Budget Committee Chairman John Yarmouth described the apportionment transparency provisions, which he has championed, as motivated by the goal of empowering Congress. As he put it, the provisions “reassert Congress’ power of the purse” and “will help Congress restore its central role in funding decisions.” If this reflects an overarching pattern of Congress putting institutional interests ahead of short-term partisan goals, it could arguably have implications for ongoing debates about whether and how the judiciary should intervene to “fix” current perceived problems in the structure and function of the federal government, such as by reviving the non-delegation doctrine or tightening Chevron.
When we think about how to “fix” problems in the structure and operation of the federal government today, we often assume that the only option is judicial intervention.
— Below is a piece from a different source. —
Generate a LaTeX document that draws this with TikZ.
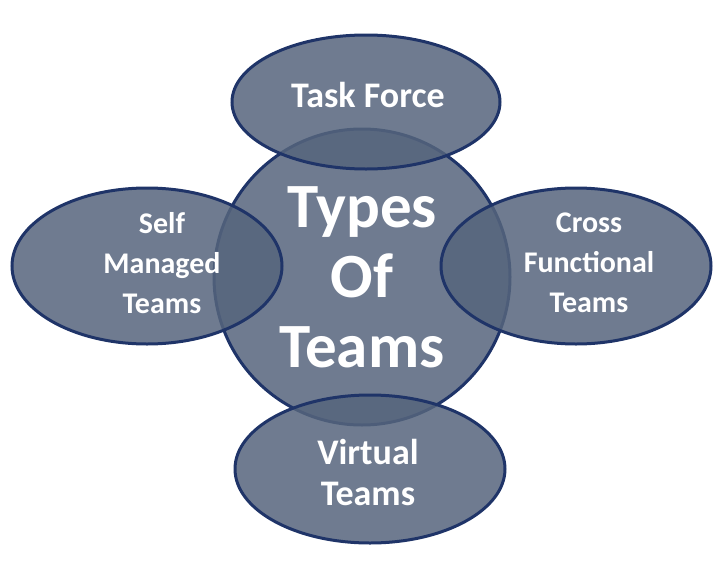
\documentclass[tikz,border=0pt]{standalone}
\usepackage{fontspec}
\setmainfont{Carlito}
\definecolor{fillc}{HTML}{56657D}
\definecolor{edgec}{HTML}{1F3468}
\begin{document}
\begin{tikzpicture}[x=1pt,y=-1pt,
  blob/.style={draw=edgec, line width=3pt, fill=fillc, fill opacity=0.85, draw opacity=1},
  lbl/.style={text=white, font=\bfseries\fontsize{36}{41}\selectfont, align=center},
  slbl/.style={lbl, font=\bfseries\fontsize{30}{40}\selectfont}]
\useasboundingbox (0,0) rectangle (721,568);
\fill[white] (0,0) rectangle (721,568);
\draw[blob] (362,277) circle (148);
\draw[blob] (366,102) ellipse (134 and 67);
\draw[blob] (147,266) ellipse (135 and 78);
\draw[blob] (576,266) ellipse (135 and 78);
\draw[blob] (370,469) ellipse (135 and 74);
\node[lbl, font=\bfseries\fontsize{63}{70}\selectfont] (c) at (362,277) {Types\\Of\\Teams};
\node[lbl] (t) at (368,95) {Task Force};
\node[slbl] (l) at (162,263) {Self\\Managed\\Teams};
\node[slbl] (r) at (589,263) {Cross\\Functional\\Teams};
\node[lbl] (b) at (368,472) {Virtual\\Teams};
\end{tikzpicture}
\end{document}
This is odd, because the structure and function of the federal government is largely a product of statutes written by Congress, norms developed within all three branches, and the behavior of actors in each institution—what Professors Huq and Michael call the “thick political surround.” See, for several examples, the means Congress has at its disposal to reassert itself described by Professor Chafetz in his book, “Congress’s Constitution: Legislative Authority and the Separation of Powers.” This means that the interaction between courts’ interpretations of the Constitution and statutes, on the one hand, and the laws, norms, and behaviors that actually determine who has real power, when, and how they wield it, on the other, can be attenuated and hard to predict. Often courts refuse invitations to intervene to “solve” problems created by statutes or political-branch actors, instead explaining that responsibility for solving such problems lies in the political branches that created them. Why are separation of powers questions different?
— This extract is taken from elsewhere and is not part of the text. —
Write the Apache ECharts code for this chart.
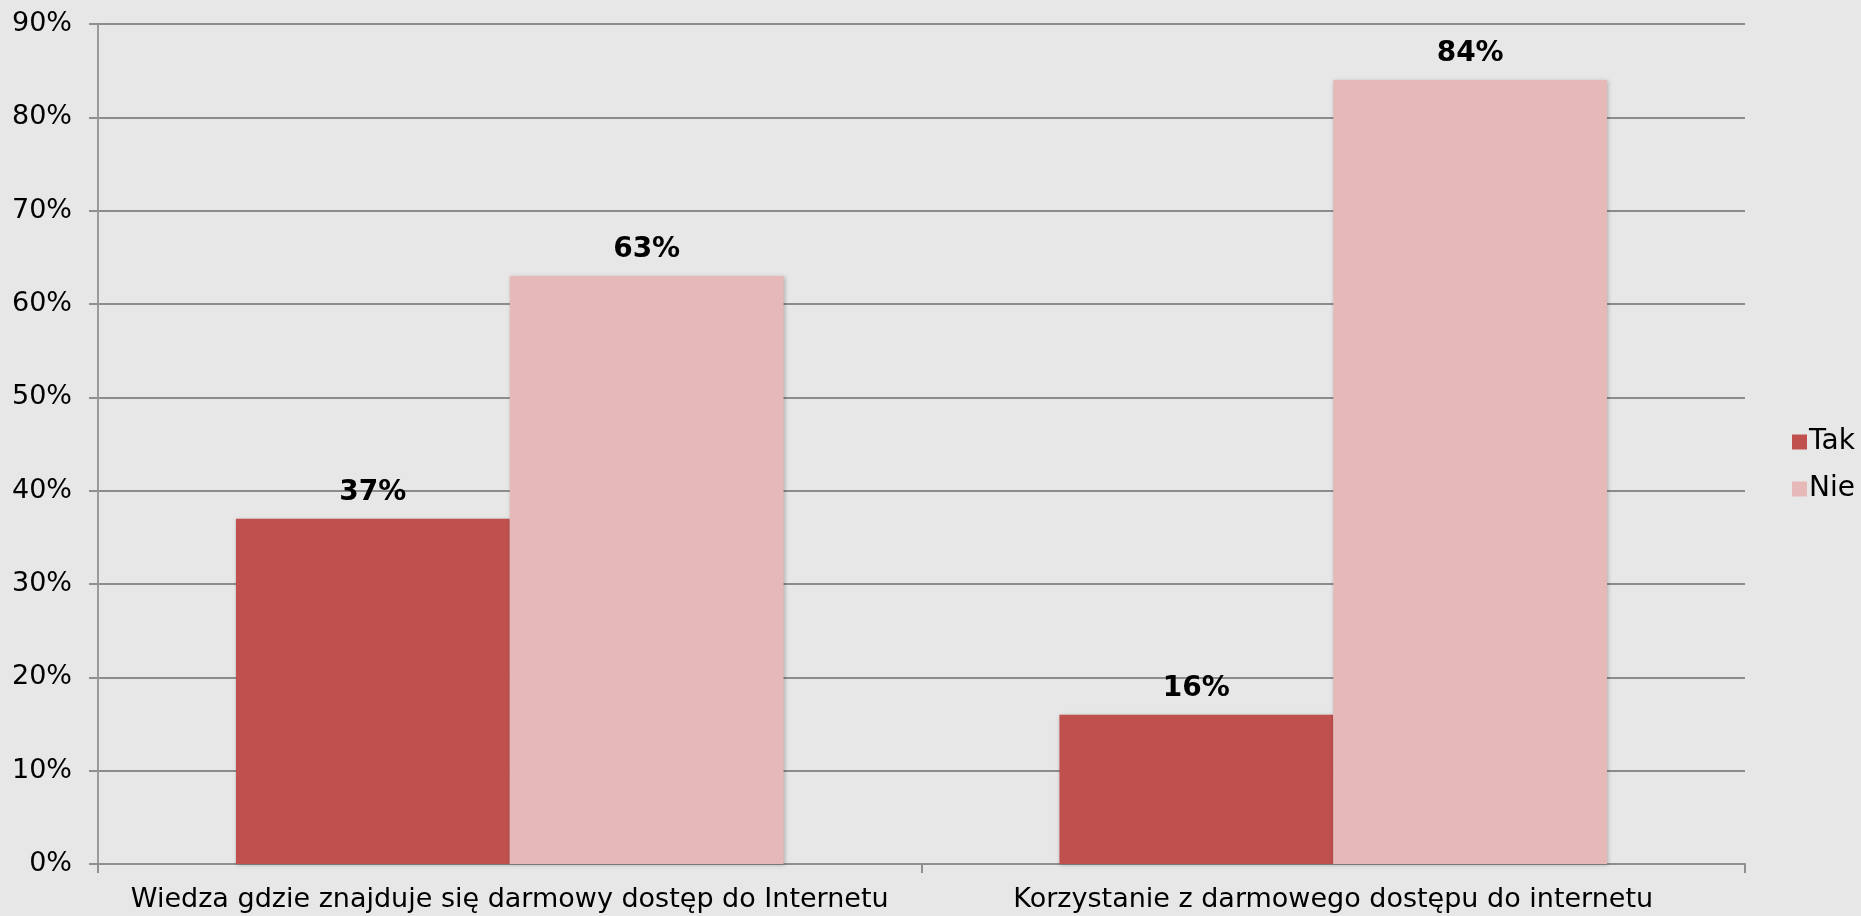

The assumption that partisanship always trumps institutionalism, that the “separation of parties” has short-circuited Madison’s vision of “ambition checking ambition,” is a ready response to this objection to judicial intervention. If competition between the branches has broken down totally and irretrievably in favor of narrow, short-term partisan interests, then the political branches cannot “fix” whatever is broken about the structure and function of the federal government, leaving judicial innovation as the only option. Congress’s surprising reassertion of its interests even against a same-party president in the 2022 Consolidated Appropriations Act is important not only in its own right, then, but also as a data point suggesting that institutionalism can still win. If this reflects (or grows into) a larger pattern, it could offer a reason for courts to hold out hope that the political branches—and we the people who elect them—can still fix for ourselves what ails our federal government.
Matthew B. Lawrence is associate professor of law at Emory Law.